GPSU meets with disgruntled members today
GPSU President Patrick Yarde
GPSU President Patrick Yarde

By Lisa Hamilton
THE Guyana Public Service Union (GPSU) has arranged an important meeting with its members today to address their complaints on the operations of the Guyana Public Service Cooperative Credit Union (GPSCCU).

Some members claim that under the GPSCCU’s Interim Management Committee (IMC) and management, they are unable to access their special savings or loans in a timely and efficient manner.

They are expected to meet today, Thursday, November 15 at 16:45hrs at the GPSU headquarters, 160 Regent Street and Shiv Chanderpaul Drive, Georgetown.

On Wednesday, the GPSU executives held a press briefing and detailed the situation, stating that it is as a direct result of the IMC and management installed by the purported Chief Cooperatives Development Officer (CCDO) of the Ministry of Social Protection.

“The GPSU considers the complaints to be serious, given that the challenges faced by members affect them economically, because of the onerous measures imposed upon them… the present operations of the GPSCCU require members to wait two and three days to receive withdrawals from their special savings, while members from out of town have to travel repeatedly to Georgetown when trying to apply for and access loans.

These experiences have resulted from backward actions taken which, apart from being unenlightened, are also insensitive to the circumstances of members,” a statement from the union said.

GPSU President Patrick Yarde added: “Some people go in and get it [special savings] immediately. Now, you have to wait two and three days to get it. The [previous] management committee had put systems in place where instead of members travelling from Linden, Essequibo and Berbice to come for loans, the team used to go up there with sufficient signatories so a loan used to be given and a cheque issued on the spot, because we recognise the economic situation that is taking place… now, that is not happening. Since the interim committee is there, we have not visited a single location [and] anyone who wants a loan would have to come to town.”

UNEASY
The union went on to state that after enduring such “burdensome measures”, some members are ultimately denied loans, while others have opted to resign from the credit union though encouraged against such action by the GPSU.
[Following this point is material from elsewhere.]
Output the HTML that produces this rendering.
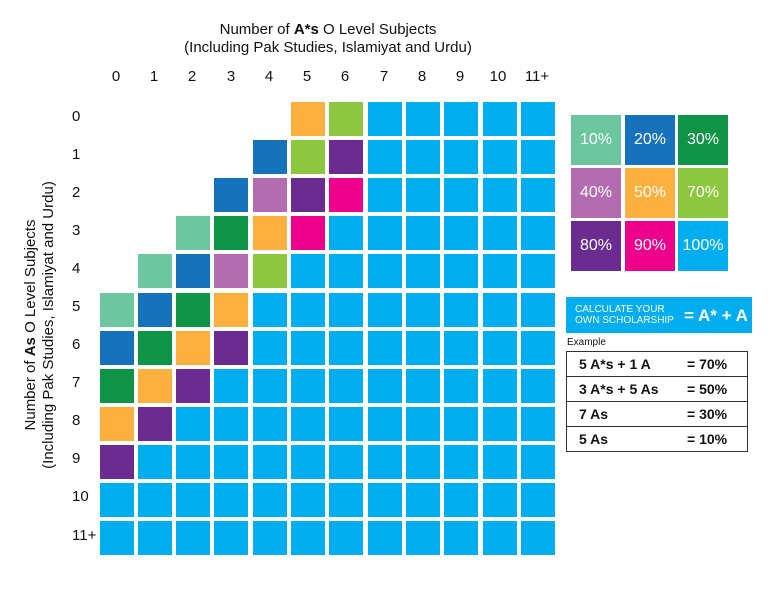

Yarde made it clear that the existing challenges are not as a result of any financial problems being experienced by the GPSCCU.

“There’s no financial constraint. The credit union is very, very sound financially… and I am not aware that the interim committee could take any action that would compromise that… and it is not indebted to anyone,” he said.

In dealing with the complaints, Yarde said that the GPSU is taking a “trade union approach.”

The union, he added, prides itself in being transparent and when its members make their complaints, the union will also check for the legitimacy and later decide on how it intends to move forward.

“This union, apart from being transparent, is a democratic organisation… after that meeting we’ll have to go to a constitutional body of the union which is the Executive Council which is meeting next weekend to determine a decision [only] then it becomes a legitimate decision for us to take action. There’s a process and we must conform to that process in terms of how we will deal with this matter,” Yarde said.

The IMC being fingered as the cause of the complications was appointed by the Social Protection Ministry earlier this year over concerns of poor performance on the part of the old management team.

The committee is now being headed by former Chairman of the Public Utilities Commission (PUC), Justice Prem Persaud.